• [Written exercise]
Quote from the first line below through the line that contains "import matplotlib.pyplot as plt", both included, and leave the pictures out.

• [Dataset extract]
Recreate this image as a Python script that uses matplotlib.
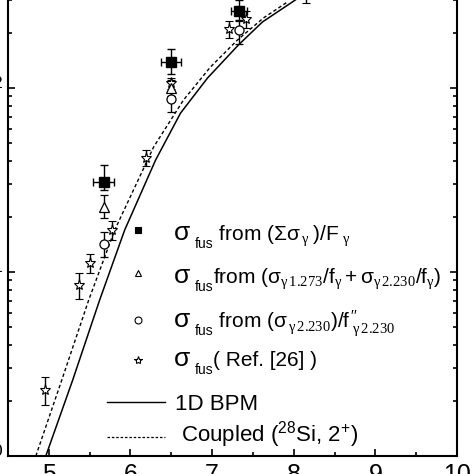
import numpy as np
import matplotlib
matplotlib.use("Agg")
import matplotlib.pyplot as plt

plt.rcParams['font.family'] = ['Liberation Sans', 'DejaVu Sans']
plt.rcParams['mathtext.fontset'] = 'custom'
plt.rcParams['mathtext.rm'] = 'Liberation Sans'
plt.rcParams['mathtext.sf'] = 'Liberation Sans'
plt.rcParams['mathtext.it'] = 'Liberation Sans'
plt.rcParams['mathtext.bf'] = 'Liberation Serif'

# sigma_fus from (sum sigma_gamma)/F_gamma  (filled squares)
sq_x = [5.67, 6.50, 7.33]
sq_y = [30.8, 138.0, 262.0]
sq_ylo = [2.9, 19.0, 28.0]
sq_yhi = [7.4, 25.0, 40.0]
sq_xerr = [0.13, 0.12, 0.10]

# sigma_fus from (s1.273/f + s2.230/f)  (open triangles)
tri_x = [5.67, 6.50]
tri_y = [22.6, 100.0]
tri_ylo = [2.9, 10.0]
tri_yhi = [3.6, 10.0]

# sigma_fus from s2.230/f''  (open circles)
circ_x = [5.67, 6.50, 7.33]
circ_y = [14.2, 87.0, 207.0]
circ_ylo = [2.1, 13.0, 34.0]
circ_yhi = [2.3, 9.0, 25.0]

# Ref. [26]  (open stars)
star_x = [4.95, 5.37, 5.51, 5.78, 6.19, 6.50, 7.21, 7.42, 8.15]
star_y = [2.28, 8.5, 11.2, 16.9, 41.5, 106.0, 209.0, 237.0, 333.0]
star_ylo = [0.39, 1.37, 1.3, 2.0, 3.9, 7.0, 22.0, 24.0, 43.0]
star_yhi = [0.41, 1.38, 1.3, 2.0, 4.3, 7.0, 22.0, 24.0, 43.0]

# 1D BPM (solid)
bpm_x = [4.963, 5.293, 5.623, 5.929, 6.308, 6.614, 6.944, 7.323, 7.616, 8.020]
bpm_y = [1.00, 2.59, 7.05, 16.9, 40.6, 73.1, 113.3, 171.4, 228.3, 300.9]

# Coupled (28Si, 2+) (dashed)
cpl_x = [4.841, 5.159, 5.489, 5.807, 6.284, 6.650, 6.980, 7.311, 7.628, 7.922]
cpl_y = [1.00, 2.59, 7.05, 16.9, 47.8, 86.1, 130.0, 182.4, 240.0, 293.1]

# legend: symbol and prefix shared by the four data rows
sig = "\u03c3"
sub = "fus"
rest = [
    r" from $(\Sigma\sigma_{\,\mathbf{\gamma}}\;)/\mathrm{F}_{\;\mathbf{\gamma}}$",
    r"from $(\sigma_{\mathbf{\gamma\,1.273}}/\mathrm{f}_{\mathbf{\gamma}}"
    r"+\sigma_{\mathbf{\gamma\,2.230}}/\mathrm{f}_{\mathbf{\gamma}})$",
    r" from $(\sigma_{\,\mathbf{\gamma\,2.230}})/\mathrm{f}^{\,\prime\prime}_{\;\mathbf{\gamma\,2.230}}$",
    "( Ref. [26] )",
]
line_labels = ["1D BPM", r" Coupled ($^{28}$Si, 2$^{+}$)"]

fig = plt.figure(figsize=(4.74, 4.74), dpi=100)
ax = fig.add_axes([8 / 474, 18 / 474, 449 / 474, 552 / 474])

ax.plot(bpm_x, bpm_y, '-', color='black', lw=1.1)
ax.plot(cpl_x, cpl_y, '--', color='black', lw=1.0, dashes=(2.5, 1.8))

eb = dict(ecolor='black', elinewidth=1.0, capsize=3, capthick=1.0, ls='none')
ax.errorbar(star_x, star_y, yerr=[star_ylo, star_yhi], marker='*', ms=8,
            mfc='white', mec='black', mew=0.8, **eb)
ax.errorbar(circ_x, circ_y, yerr=[circ_ylo, circ_yhi], marker='o', ms=6.5,
            mfc='white', mec='black', mew=0.9, **eb)
ax.errorbar(tri_x, tri_y, yerr=[tri_ylo, tri_yhi], marker='^', ms=7,
            mfc='white', mec='black', mew=0.9, **eb)
ax.errorbar(sq_x, sq_y, xerr=sq_xerr, yerr=[sq_ylo, sq_yhi], marker='s', ms=6.5,
            mfc='black', mec='black', **eb)

ax.set_yscale('log')
ax.set_xlim(4.5, 10)
ax.set_ylim(1, 1000)
ax.set_xticks([5, 6, 7, 8, 9, 10])
ax.set_xticks(np.arange(4.5, 10.01, 0.5), minor=True)
ax.tick_params(which='both', direction='in', top=True, right=True, labelsize=18, width=1.2)
ax.tick_params(which='major', length=5)
ax.tick_params(which='minor', length=3)
ax.tick_params(axis='x', pad=5)
for s in ax.spines.values():
    s.set_linewidth(1.5)


# legend drawn by hand; positions given in picture pixels
def fx(px):
    return (px - 8) / 449.0


def fy(py):
    return (456 - py) / 552.0


T = ax.transAxes
mark_y = [230, 273, 320, 360]
base_y = [240, 283, 327, 366]
kinds = ['s', '^', 'o', '*']
for k, my, by, r in zip(kinds, mark_y, base_y, rest):
    fc = 'black' if k == 's' else 'white'
    ax.plot([fx(138)], [fy(my)], k, ms=5 if k != '*' else 6, mfc=fc, mec='black',
            mew=0.8, transform=T)
    ax.text(fx(174), fy(by), sig, transform=T, fontsize=19, va='baseline')
    ax.text(fx(195), fy(by + 8), sub, transform=T, fontsize=10, va='baseline')
    ax.text(fx(213), fy(by), r, transform=T, fontsize=15, va='baseline')

for ls, my, by, lab in zip(['-', '--'], [402, 437], [410, 441], line_labels):
    ax.plot([fx(107), fx(165)], [fy(my), fy(my)], ls, color='black',
            lw=1.0 if ls == '-' else 0.9, transform=T,
            **({} if ls == '-' else {'dashes': (2.0, 1.5)}))
    ax.text(fx(175), fy(by), lab, transform=T, fontsize=16, va='baseline')

fig.savefig('out.png', dpi=100)
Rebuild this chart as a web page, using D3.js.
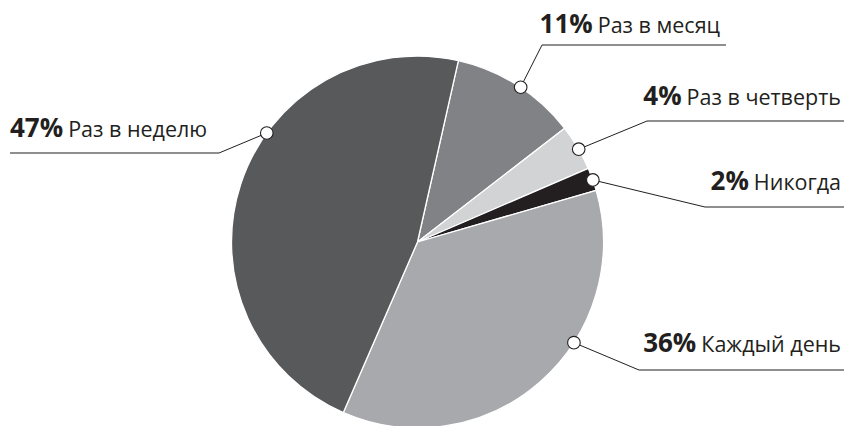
<!DOCTYPE html>
<html>
<head>
<meta charset="utf-8">
<script src="https://cdn.jsdelivr.net/npm/d3@7"></script>
<style>
  html, body { margin: 0; padding: 0; background: #fff; }
  svg { display: block; }
  text { font-family: "Open Sans", sans-serif; fill: #231f20; }
</style>
</head>
<body>
<svg id="chart" width="844" height="426"></svg>
<script>
// Survey shares, in drawing order (clockwise from the top)
const categories = ["Раз в месяц", "Раз в четверть", "Никогда", "Каждый день", "Раз в неделю"];
const percents = [11, 4, 2, 36, 47];
const colors = ["#808285", "#d1d3d4", "#231f20", "#a7a9ac", "#58595b"];

// Callout layout: where along each slice the marker sits, and label placement
const markerFraction = [0.53, 0.54, 0.53, 0.377, 0.605];
const labelLayout = [
  { textX: 720, anchor: "end",   baseline: 33,  lineY: 45,  x1: 542, x2: 726, elbow: "start" },
  { textX: 841, anchor: "end",   baseline: 105, lineY: 121, x1: 647, x2: 844, elbow: "start" },
  { textX: 841, anchor: "end",   baseline: 190, lineY: 207, x1: 705, x2: 844, elbow: "start" },
  { textX: 841, anchor: "end",   baseline: 352, lineY: 370, x1: 639, x2: 844, elbow: "start" },
  { textX: 10,  anchor: "start", baseline: 137, lineY: 153, x1: 10,  x2: 219, elbow: "end" }
];

const svg = d3.select("#chart");
const cx = 417.5, cy = 242, radius = 186;
const startAngle = 12.7 * Math.PI / 180;

const pie = d3.pie()
  .value(d => d)
  .sort(null)
  .startAngle(startAngle)
  .endAngle(startAngle + 2 * Math.PI);

const arcs = pie(percents);
const arc = d3.arc().innerRadius(0).outerRadius(radius);

const g = svg.append("g").attr("transform", `translate(${cx},${cy})`);

g.selectAll("path.slice")
  .data(arcs)
  .join("path")
  .attr("class", "slice")
  .attr("d", arc)
  .attr("fill", (d, i) => colors[i])
  .attr("stroke", "#fff")
  .attr("stroke-width", 1.3)
  .attr("stroke-linejoin", "round");

// Callouts: underline, leader to the slice edge, ring marker, label
const callouts = svg.append("g");
arcs.forEach((a, i) => {
  const ang = a.startAngle + (a.endAngle - a.startAngle) * markerFraction[i];
  const mx = cx + radius * Math.sin(ang);
  const my = cy - radius * Math.cos(ang);
  const L = labelLayout[i];
  const ex = L.elbow === "start" ? L.x1 : L.x2;

  callouts.append("line")
    .attr("x1", L.x1).attr("x2", L.x2)
    .attr("y1", L.lineY).attr("y2", L.lineY)
    .attr("stroke", "#231f20").attr("stroke-width", 1.1);

  callouts.append("line")
    .attr("x1", ex).attr("y1", L.lineY)
    .attr("x2", mx).attr("y2", my)
    .attr("stroke", "#231f20").attr("stroke-width", 1);

  callouts.append("circle")
    .attr("cx", mx).attr("cy", my).attr("r", 6.3)
    .attr("fill", "#fff").attr("stroke", "#231f20").attr("stroke-width", 1.1);

  const t = callouts.append("text")
    .attr("x", L.textX).attr("y", L.baseline)
    .attr("text-anchor", L.anchor);
  t.append("tspan").attr("font-weight", 700).attr("font-size", 26).text(percents[i] + "%");
  t.append("tspan").attr("font-size", 21.5).attr("dx", 5).text(categories[i]);
});
</script>
</body>
</html>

• [Problem solution]
Recreate this image as a Python script that uses matplotlib.
import numpy as np
import matplotlib
matplotlib.use("Agg")
import matplotlib.pyplot as plt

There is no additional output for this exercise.